## Begin Data provided
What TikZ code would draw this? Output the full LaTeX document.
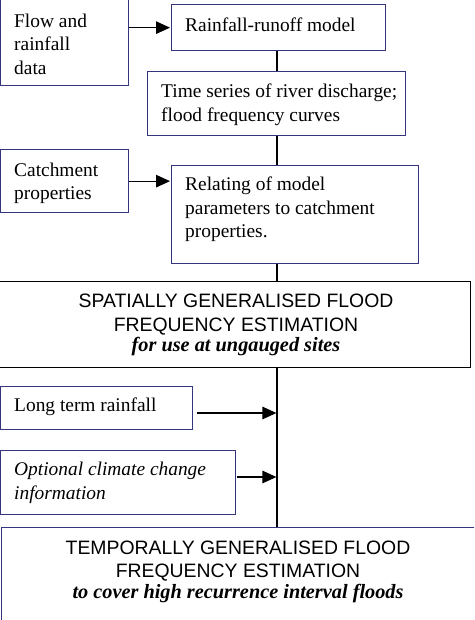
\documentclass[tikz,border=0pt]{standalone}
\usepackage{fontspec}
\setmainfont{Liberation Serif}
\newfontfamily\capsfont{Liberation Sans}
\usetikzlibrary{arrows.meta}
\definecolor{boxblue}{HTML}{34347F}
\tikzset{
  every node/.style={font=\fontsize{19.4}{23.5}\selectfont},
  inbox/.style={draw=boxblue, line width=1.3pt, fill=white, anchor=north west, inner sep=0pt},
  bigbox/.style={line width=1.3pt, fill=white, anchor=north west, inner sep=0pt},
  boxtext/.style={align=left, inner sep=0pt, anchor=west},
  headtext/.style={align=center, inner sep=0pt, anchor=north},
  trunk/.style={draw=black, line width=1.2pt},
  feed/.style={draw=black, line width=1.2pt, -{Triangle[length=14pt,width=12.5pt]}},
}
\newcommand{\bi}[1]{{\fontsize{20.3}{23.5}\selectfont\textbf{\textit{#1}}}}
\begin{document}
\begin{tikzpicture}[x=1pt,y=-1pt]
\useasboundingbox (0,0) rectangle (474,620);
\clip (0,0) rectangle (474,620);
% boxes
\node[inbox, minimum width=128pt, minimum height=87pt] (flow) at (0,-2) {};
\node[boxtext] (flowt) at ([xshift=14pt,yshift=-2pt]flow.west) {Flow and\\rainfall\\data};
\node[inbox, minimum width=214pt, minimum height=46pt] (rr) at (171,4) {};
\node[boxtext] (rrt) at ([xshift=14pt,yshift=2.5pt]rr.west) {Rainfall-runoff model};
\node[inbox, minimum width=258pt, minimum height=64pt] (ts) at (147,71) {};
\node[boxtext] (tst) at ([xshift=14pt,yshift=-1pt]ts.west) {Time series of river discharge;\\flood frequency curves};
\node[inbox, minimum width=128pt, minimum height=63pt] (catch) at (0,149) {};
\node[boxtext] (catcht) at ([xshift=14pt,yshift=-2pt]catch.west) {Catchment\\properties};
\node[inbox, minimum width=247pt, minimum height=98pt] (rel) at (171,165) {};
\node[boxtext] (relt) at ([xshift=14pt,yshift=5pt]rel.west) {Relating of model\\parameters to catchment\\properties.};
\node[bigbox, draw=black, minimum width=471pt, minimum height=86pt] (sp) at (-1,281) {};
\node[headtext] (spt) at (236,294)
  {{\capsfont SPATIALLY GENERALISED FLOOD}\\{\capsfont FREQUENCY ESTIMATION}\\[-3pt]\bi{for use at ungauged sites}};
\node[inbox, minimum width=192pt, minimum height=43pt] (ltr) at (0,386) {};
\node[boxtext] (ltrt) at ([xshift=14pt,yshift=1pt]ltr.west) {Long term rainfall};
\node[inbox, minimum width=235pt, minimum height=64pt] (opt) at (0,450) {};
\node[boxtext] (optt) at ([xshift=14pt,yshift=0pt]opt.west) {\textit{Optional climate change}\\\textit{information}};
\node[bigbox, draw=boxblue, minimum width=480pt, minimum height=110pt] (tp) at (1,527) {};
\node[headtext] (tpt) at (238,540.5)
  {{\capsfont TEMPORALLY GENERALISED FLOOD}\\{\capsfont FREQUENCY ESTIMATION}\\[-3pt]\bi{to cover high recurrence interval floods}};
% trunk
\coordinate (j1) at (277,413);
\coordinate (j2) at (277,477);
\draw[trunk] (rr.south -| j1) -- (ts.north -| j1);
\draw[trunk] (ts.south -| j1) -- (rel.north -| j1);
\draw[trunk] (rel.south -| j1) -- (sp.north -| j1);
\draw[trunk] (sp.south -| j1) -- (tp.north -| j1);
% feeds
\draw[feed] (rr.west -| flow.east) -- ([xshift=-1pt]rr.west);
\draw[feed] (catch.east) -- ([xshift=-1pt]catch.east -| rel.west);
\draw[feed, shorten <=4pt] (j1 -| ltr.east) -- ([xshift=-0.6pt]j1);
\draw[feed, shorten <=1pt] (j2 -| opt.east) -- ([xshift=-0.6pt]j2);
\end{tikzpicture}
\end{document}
## End Data provided
Written instruction >> Every line above should be returned word for word, with the pictures left behind.

Task solution >>
What TikZ code would draw this? Output the full LaTeX document.
\documentclass[tikz,border=0pt]{standalone}
\usepackage{fontspec}
\setmainfont{Liberation Serif}
\newfontfamily\capsfont{Liberation Sans}
\usetikzlibrary{arrows.meta}
\definecolor{boxblue}{HTML}{34347F}
\tikzset{
  every node/.style={font=\fontsize{19.4}{23.5}\selectfont},
  inbox/.style={draw=boxblue, line width=1.3pt, fill=white, anchor=north west, inner sep=0pt},
  bigbox/.style={line width=1.3pt, fill=white, anchor=north west, inner sep=0pt},
  boxtext/.style={align=left, inner sep=0pt, anchor=west},
  headtext/.style={align=center, inner sep=0pt, anchor=north},
  trunk/.style={draw=black, line width=1.2pt},
  feed/.style={draw=black, line width=1.2pt, -{Triangle[length=14pt,width=12.5pt]}},
}
\newcommand{\bi}[1]{{\fontsize{20.3}{23.5}\selectfont\textbf{\textit{#1}}}}
\begin{document}
\begin{tikzpicture}[x=1pt,y=-1pt]
\useasboundingbox (0,0) rectangle (474,620);
\clip (0,0) rectangle (474,620);
% boxes
\node[inbox, minimum width=128pt, minimum height=87pt] (flow) at (0,-2) {};
\node[boxtext] (flowt) at ([xshift=14pt,yshift=-2pt]flow.west) {Flow and\\rainfall\\data};
\node[inbox, minimum width=214pt, minimum height=46pt] (rr) at (171,4) {};
\node[boxtext] (rrt) at ([xshift=14pt,yshift=2.5pt]rr.west) {Rainfall-runoff model};
\node[inbox, minimum width=258pt, minimum height=64pt] (ts) at (147,71) {};
\node[boxtext] (tst) at ([xshift=14pt,yshift=-1pt]ts.west) {Time series of river discharge;\\flood frequency curves};
\node[inbox, minimum width=128pt, minimum height=63pt] (catch) at (0,149) {};
\node[boxtext] (catcht) at ([xshift=14pt,yshift=-2pt]catch.west) {Catchment\\properties};
\node[inbox, minimum width=247pt, minimum height=98pt] (rel) at (171,165) {};
\node[boxtext] (relt) at ([xshift=14pt,yshift=5pt]rel.west) {Relating of model\\parameters to catchment\\properties.};
\node[bigbox, draw=black, minimum width=471pt, minimum height=86pt] (sp) at (-1,281) {};
\node[headtext] (spt) at (236,294)
  {{\capsfont SPATIALLY GENERALISED FLOOD}\\{\capsfont FREQUENCY ESTIMATION}\\[-3pt]\bi{for use at ungauged sites}};
\node[inbox, minimum width=192pt, minimum height=43pt] (ltr) at (0,386) {};
\node[boxtext] (ltrt) at ([xshift=14pt,yshift=1pt]ltr.west) {Long term rainfall};
\node[inbox, minimum width=235pt, minimum height=64pt] (opt) at (0,450) {};
\node[boxtext] (optt) at ([xshift=14pt,yshift=0pt]opt.west) {\textit{Optional climate change}\\\textit{information}};
\node[bigbox, draw=boxblue, minimum width=480pt, minimum height=110pt] (tp) at (1,527) {};
\node[headtext] (tpt) at (238,540.5)
  {{\capsfont TEMPORALLY GENERALISED FLOOD}\\{\capsfont FREQUENCY ESTIMATION}\\[-3pt]\bi{to cover high recurrence interval floods}};
% trunk
\coordinate (j1) at (277,413);
\coordinate (j2) at (277,477);
\draw[trunk] (rr.south -| j1) -- (ts.north -| j1);
\draw[trunk] (ts.south -| j1) -- (rel.north -| j1);
\draw[trunk] (rel.south -| j1) -- (sp.north -| j1);
\draw[trunk] (sp.south -| j1) -- (tp.north -| j1);
% feeds
\draw[feed] (rr.west -| flow.east) -- ([xshift=-1pt]rr.west);
\draw[feed] (catch.east) -- ([xshift=-1pt]catch.east -| rel.west);
\draw[feed, shorten <=4pt] (j1 -| ltr.east) -- ([xshift=-0.6pt]j1);
\draw[feed, shorten <=1pt] (j2 -| opt.east) -- ([xshift=-0.6pt]j2);
\end{tikzpicture}
\end{document}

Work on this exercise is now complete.